Substitute $$r_2=1/2$$ into the recurrence relation:
$$c_{m+1} = \frac{c_m}{2(m+1/2+1)(2(m+1/2)+1)} = \frac{c_m}{2(m+3/2)(2m+1+1)} = \frac{c_m}{(2m+3)(2m+2)}$$
Let's choose $$c_0 = 1$$ for this solution (we can denote these coefficients as $$d_m$$ to distinguish from the previous solution). So, $$d_0 = 1$$.
Let's calculate the first few coefficients:
For $$m=0$$: $$d_1 = \frac{d_0}{(2(0)+3)(2(0)+2)} = \frac{1}{3 \cdot 2} = \frac{1}{6}$$
For $$m=1$$: $$d_2 = \frac{d_1}{(2(1)+3)(2(1)+2)} = \frac{1/6}{5 \cdot 4} = \frac{1/6}{20} = \frac{1}{120}$$
For $$m=2$$: $$d_3 = \frac{d_2}{(2(2)+3)(2(2)+2)} = \frac{1/120}{7 \cdot 6} = \frac{1/120}{42} = \frac{1}{5040}$$
Observing the pattern, we can see that $$d_m = \frac{1}{(2m+1)!}$$.

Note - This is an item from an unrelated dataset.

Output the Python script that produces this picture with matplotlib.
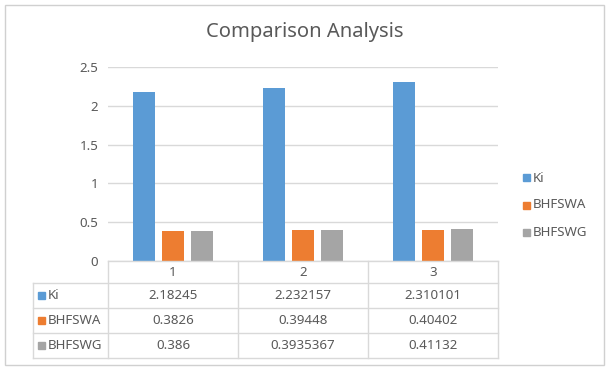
import matplotlib
matplotlib.use("Agg")
import matplotlib.pyplot as plt
from matplotlib.patches import Rectangle
from matplotlib.lines import Line2D

plt.rcParams['font.family'] = ['Noto Sans', 'DejaVu Sans']

categories = ["1", "2", "3"]
series_names = ["Ki", "BHFSWA", "BHFSWG"]
ki = [2.18245, 2.232157, 2.310101]
bhfswa = [0.3826, 0.39448, 0.40402]
bhfswg = [0.386, 0.3935367, 0.41132]
series_values = [ki, bhfswa, bhfswg]
value_labels = [["2.18245", "2.232157", "2.310101"],
                ["0.3826", "0.39448", "0.40402"],
                ["0.386", "0.3935367", "0.41132"]]
colors = ["#5B9BD5", "#ED7D31", "#A5A5A5"]
title = "Comparison Analysis"

W, H = 608, 368
fig = plt.figure(figsize=(W / 100, H / 100), dpi=100)

def fx(x):
    return x / W

def fy(y):
    return 1 - y / H

txt = "#595959"
grid = "#D9D9D9"
fs = 9.6

# outer border
fig.patches.append(Rectangle((fx(4.5), fy(364.5)), fx(599), 360 / H, transform=fig.transFigure,
                             fill=False, edgecolor="#D0D0D0", linewidth=1.0))

# plot area
x0, x1, ytop, ybot = 108, 498, 67, 261
ax = fig.add_axes([fx(x0), fy(ybot), fx(x1 - x0), (ybot - ytop) / H])
ax.set_xlim(-0.5, 2.5)
ax.set_ylim(0, 2.5)
width = 0.17
offsets = [-0.22, 0.0, 0.22]
for vals, c, off in zip(series_values, colors, offsets):
    ax.bar([i + off for i in range(len(categories))], vals, width=width, color=c, zorder=3)
ax.set_yticks([0, 0.5, 1, 1.5, 2, 2.5])
ax.set_yticklabels(["0", "0.5", "1", "1.5", "2", "2.5"])
ax.yaxis.grid(True, color=grid, linewidth=1.0, zorder=0)
ax.tick_params(axis='y', length=0, labelsize=fs, labelcolor=txt, pad=7)
ax.set_xticks([])
for s in ax.spines.values():
    s.set_visible(False)
ax.patch.set_alpha(0)

# title
fig.text(fx(305), fy(32), title, ha="center", va="center", fontsize=14.5, color=txt)

# data table
cols = [108, 238, 368, 498]
rows = [261, 283, 308, 333, 358]
left = 33
lines = []
lines.append(((x0, x1), (261, 261)))
for y in rows[1:]:
    lines.append(((left, x1), (y, y)))
for x in cols:
    lines.append(((x, x), (261, 358)))
lines.append(((left, left), (283, 358)))
for xs, ys in lines:
    fig.lines.append(Line2D([fx(xs[0]), fx(xs[1])], [fy(ys[0]), fy(ys[1])],
                            transform=fig.transFigure, color=grid, linewidth=1.0))

for j, cat in enumerate(categories):
    cx = (cols[j] + cols[j + 1]) / 2
    fig.text(fx(cx), fy(272), cat, ha="center", va="center", fontsize=fs, color=txt)

for i, name in enumerate(series_names):
    cy = (rows[i + 1] + rows[i + 2]) / 2
    fig.patches.append(Rectangle((fx(38), fy(cy + 3.5)), 7 / W, 7 / H, transform=fig.transFigure,
                                 color=colors[i]))
    fig.text(fx(48), fy(cy), name, ha="left", va="center", fontsize=fs, color=txt)
    for j in range(len(categories)):
        cx = (cols[j] + cols[j + 1]) / 2
        fig.text(fx(cx), fy(cy), value_labels[i][j], ha="center", va="center", fontsize=fs, color=txt)

# legend
leg_y = [178, 205, 232]
for i, name in enumerate(series_names):
    fig.patches.append(Rectangle((fx(523), fy(leg_y[i] + 3.5)), 7 / W, 7 / H, transform=fig.transFigure,
                                 color=colors[i]))
    fig.text(fx(533), fy(leg_y[i]), name, ha="left", va="center", fontsize=fs, color=txt)

fig.savefig("out.png", dpi=100, facecolor="white")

The second solution, $$y_2(x)$$, is given by:
$$y_2(x) = \sum_{m=0}^{\infty} d_m x^{m+r_2} = \sum_{m=0}^{\infty} \frac{1}{(2m+1)!} x^{m+1/2}$$
Expanding the series:
$$y_2(x) = \frac{1}{1!} x^{1/2} + \frac{1}{3!} x^{1+1/2} + \frac{1}{5!} x^{2+1/2} + \frac{1}{7!} x^{3+1/2} + \dots$$
$$y_2(x) = x^{1/2} + \frac{x^{3/2}}{3!} + \frac{x^{5/2}}{5!} + \frac{x^{7/2}}{7!} + \dots$$
This is the Maclaurin series expansion for the hyperbolic sine function, $$\sinh(\sqrt{x})$$ (since $$\sinh(t) = \sum_{k=0}^{\infty} \frac{t^{2k+1}}{(2k+1)!}$$).

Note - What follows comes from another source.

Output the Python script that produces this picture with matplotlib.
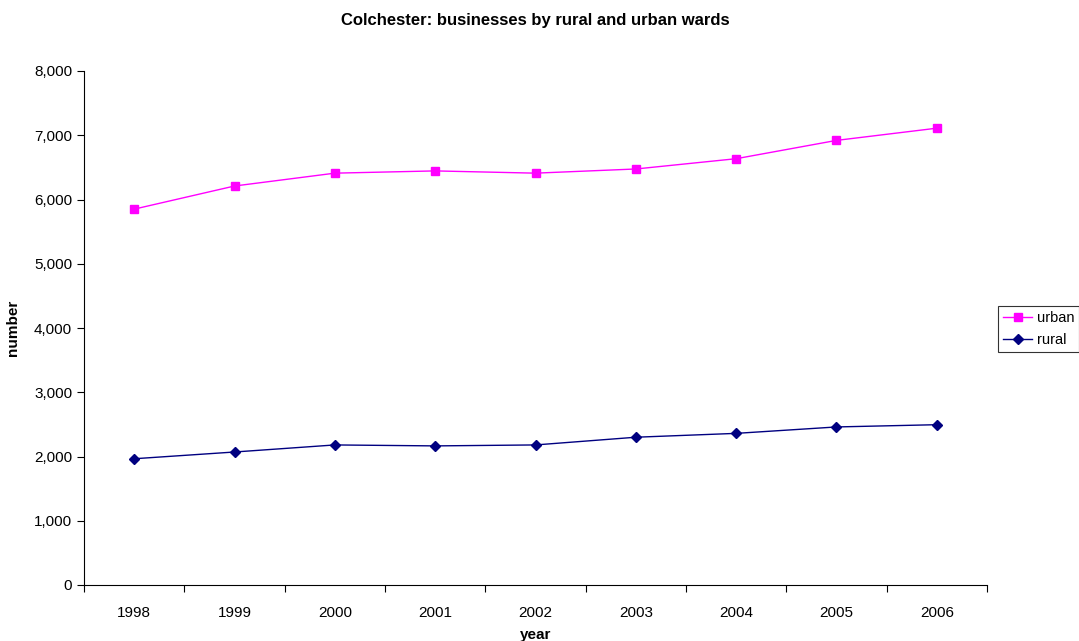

Thus, $$y_2(x) = \sinh(\sqrt{x})$$.

**step8** Formulate the general solution

The general solution of the differential equation is a linear combination of the two linearly independent solutions found:
$$y(x) = C_1 y_1(x) + C_2 y_2(x)$$
$$y(x) = C_1 \cosh(\sqrt{x}) + C_2 \sinh(\sqrt{x})$$
where $$C_1$$ and $$C_2$$ are arbitrary constants.